August 30, 2006
Matsudai roundup

I’ve been away from the computer mainly spending more time in Matsudai. So much happened last weekend that I’m hard pressed to recount it all, but here I go.

Thank you to Hanako Murakami for introducing me to Matsudai and its people. I really do love that town. And congratulations to Hanako for shepherding an amazing performance of mushroom dancing at Nobutai on Friday last week. “Kinseees!” was an energetic, delightful surprise.

Higashino-sensei’s dance as the お化けキンコ (mushroom ghost) was exactly the right complement to the old folks doing their dances. She encouraged them, teased out their special talents and made the evening flow. Motohei-san, at 82 the oldest dancer in the group, was so full of joy and humour that it was hard not to whoop and holler during all his little solos. I know how much work everyone put into creating the evening’s entertainment, and I think all 160 of the audience members were impressed. I didn’t take my camera that evening, choosing to enjoy the event without the lens between me and it - a wise decision, even though it means no pictures for you.

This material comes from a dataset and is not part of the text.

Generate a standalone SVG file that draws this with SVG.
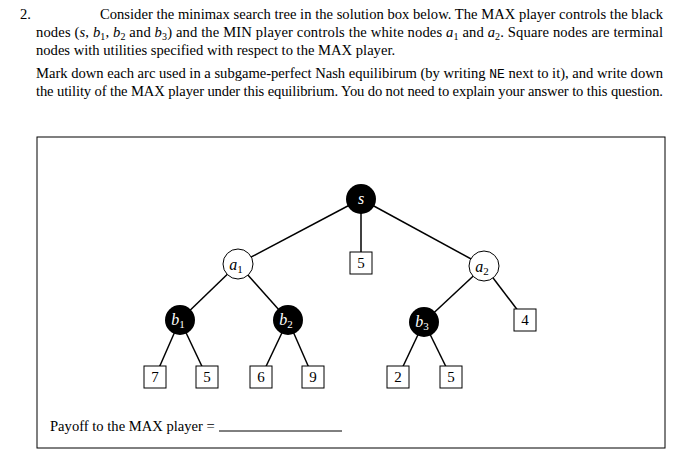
<svg xmlns="http://www.w3.org/2000/svg" width="693" height="462" viewBox="0 0 693 462">
<style>
text{font-family:"Liberation Serif",serif;font-size:14.6px;fill:#000}
.e{stroke:#000;stroke-width:1.5;fill:none}
.sq{fill:#fff;stroke:#000;stroke-width:1}
.bk{fill:#000}
.wh{fill:#fff;stroke:#000;stroke-width:1}
.nl{font-style:italic;font-size:16px;text-anchor:middle}
.wl{fill:#fff}
.c{text-anchor:middle;font-size:15px}
</style>
<rect width="693" height="462" fill="#fff"/>
<text x="20" y="19">2.</text>
<text x="100" y="19" textLength="563" lengthAdjust="spacing">Consider the minimax search tree in the solution box below. The MAX player controls the black</text>
<text x="36" y="37" textLength="627" lengthAdjust="spacing">nodes (<tspan font-style="italic">s</tspan>, <tspan font-style="italic">b</tspan><tspan font-size="10" dy="3">1</tspan><tspan dy="-3">, </tspan><tspan font-style="italic">b</tspan><tspan font-size="10" dy="3">2</tspan><tspan dy="-3"> and </tspan><tspan font-style="italic">b</tspan><tspan font-size="10" dy="3">3</tspan><tspan dy="-3">) and the MIN player controls the white nodes </tspan><tspan font-style="italic">a</tspan><tspan font-size="10" dy="3">1</tspan><tspan dy="-3"> and </tspan><tspan font-style="italic">a</tspan><tspan font-size="10" dy="3">2</tspan><tspan dy="-3">. Square nodes are terminal</tspan></text>
<text x="36" y="55">nodes with utilities specified with respect to the MAX player.</text>
<text x="36" y="78" textLength="627" lengthAdjust="spacing">Mark down each arc used in a subgame-perfect Nash equilibirum (by writing <tspan font-family="Liberation Mono" font-size="13">NE</tspan> next to it), and write down</text>
<text x="36" y="96" textLength="627" lengthAdjust="spacing">the utility of the MAX player under this equilibrium. You do not need to explain your answer to this question.</text>
<rect x="37" y="137" width="628" height="311" fill="none" stroke="#000" stroke-width="1"/>
<g id="connectors" class="e">
<line x1="361" y1="199" x2="238" y2="264"/><line x1="361" y1="199" x2="361" y2="263"/><line x1="361" y1="199" x2="484" y2="266"/>
<line x1="238" y1="264" x2="180" y2="320"/><line x1="238" y1="264" x2="288" y2="320"/>
<line x1="484" y1="266" x2="424" y2="322"/><line x1="484" y1="266" x2="525" y2="320"/>
<line x1="180" y1="320" x2="155" y2="377"/><line x1="180" y1="320" x2="207" y2="377"/>
<line x1="288" y1="320" x2="261" y2="377"/><line x1="288" y1="320" x2="313" y2="377"/>
<line x1="424" y1="322" x2="398" y2="377"/><line x1="424" y1="322" x2="451" y2="377"/>
</g>
<g id="s"><circle cx="361" cy="199" r="15" class="bk"/><text x="361" y="204" class="nl wl">s</text></g>
<g id="a1"><circle cx="238" cy="264" r="15" class="wh"/><text x="236" y="270" class="nl">a<tspan font-size="11" font-style="normal" dy="3">1</tspan></text></g>
<g id="a2"><circle cx="484" cy="266" r="15" class="wh"/><text x="482" y="272" class="nl">a<tspan font-size="11" font-style="normal" dy="3">2</tspan></text></g>
<g id="b1"><circle cx="180" cy="320" r="15" class="bk"/><text x="178" y="325" class="nl wl">b<tspan font-size="11" font-style="normal" dy="3">1</tspan></text></g>
<g id="b2"><circle cx="288" cy="320" r="15" class="bk"/><text x="286" y="325" class="nl wl">b<tspan font-size="11" font-style="normal" dy="3">2</tspan></text></g>
<g id="b3"><circle cx="424" cy="322" r="15" class="bk"/><text x="422" y="327" class="nl wl">b<tspan font-size="11" font-style="normal" dy="3">3</tspan></text></g>
<g id="t5a"><rect x="350" y="252" width="22" height="22" class="sq"/><text x="361" y="268" class="c">5</text></g>
<g id="t4"><rect x="514" y="309" width="22" height="22" class="sq"/><text x="525" y="325" class="c">4</text></g>
<g id="t7"><rect x="144" y="366" width="22" height="22" class="sq"/><text x="155" y="382" class="c">7</text></g>
<g id="t5b"><rect x="196" y="366" width="22" height="22" class="sq"/><text x="207" y="382" class="c">5</text></g>
<g id="t6"><rect x="250" y="366" width="22" height="22" class="sq"/><text x="261" y="382" class="c">6</text></g>
<g id="t9"><rect x="302" y="366" width="22" height="22" class="sq"/><text x="313" y="382" class="c">9</text></g>
<g id="t2"><rect x="387" y="366" width="22" height="22" class="sq"/><text x="398" y="382" class="c">2</text></g>
<g id="t5c"><rect x="440" y="366" width="22" height="22" class="sq"/><text x="451" y="382" class="c">5</text></g>
<text x="50" y="431">Payoff to the MAX player =</text>
<line x1="219" y1="431" x2="342" y2="431" stroke="#000" stroke-width="1"/>
</svg>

One of the items in the Kinseees! program was each dancer’s favorite mushroom. The モグラ was often mentioned, but we don’t know “mogura” as a mushroom - it’s a mole. Now Tod does cutest impression of a mogura (the mole, not the mushroom) that makes me giggle and ask for encores.

The two days after Kinseees! were the Matsudai matsuri. We hung around town to tour the Triennial art and spent Saturday evening drinking and singing with the adult children of some of the dancers. I had my recording gear and turned the evening into the latest Hanashi Station podcast.

play mp3 Matsuri in Matsudai (10’15” 9.4 MB MP3)

Matsudai, population 4,000, is divided into three sections: Kammachi, uptown; Nakamachi, midtown; and Shimmachi, downtown. We were at the top of the hill in uptown most of the night, where the drunken karaoke and dancing took place. Midtown and downtown were equally lively, but more family-oriented.

Early in the evening, before the party really started, the skilled singers encouraged Tod & I get up and do a duet. You really cannot refuse people who ply you with sake and snacks. We flailed our way through John Denver’s Country Roads - one of the few English songs in their midi-based karaoke system. Later on, we were called on to perform again - “Mr. Tod and Kristen dancing please!” - and foxtrotted clumsily to some beautifully sung enka.

The town reporter captured all of this and more with his camera, so I expect there will be at least one photo of us in the local newspaper. Horrors! But I wonder how I can get my hands on a copy of it?

Over the course of the evening, we were treated to many plates of food, cups of drink and little gifts. I was so stunned by the generosity that I took an account: 6 onigiri; 2 bowls of kenchin soup; 2 dishes of pickles; 10 sticks of yakitori; 4 shiso-cheese gyoza; 1 plate of fried octopus; 2 grilled sazae; 1 packet of otsumami; 1 harisen clapper; 1 pink stuffed monkey; 1 pair pink sequined devil horns; 1 pair of sequined devil horns; 2 glasses of tea; countless cups of sake.

All that, plus a few things I was actually allowed to pay for, made up the feast of the evening as we sat around the streetside fire pit. Thank goodness there were a lot of people in our little tribe to share the bounty. I don’t think anyone went hungry that night.

After the matsuri, I rolled a very tipsy Tod down the street to Kimie-san’s family’s second house, where we spent the night with Hanako and her crew. In the morning, before anyone had a chance to sip their coffee, Kimie-san turned up with freshly cooked rice and laid our breakfast table of pickles, simmered dishes, soup and rice. She is such an amazing hostess.

We took our leave of Matsudai the next day, after watching the kids’ parade of mikoshi (portable temples). Tod helped to pull one of the huge wagons full of kids. I turn turns with the local police are trying to catch fish with a paper spoon. I took photos which I will develop and post eventually.

If this were my last trip to Matsudai, I’d be sad, but I am hoping/planning to go back in a couple of weeks to harvest rice with Akira-san, Kimie’s husband. I may be a liabiliity, but I will work hard and it will be a good experience. Matsudai always is.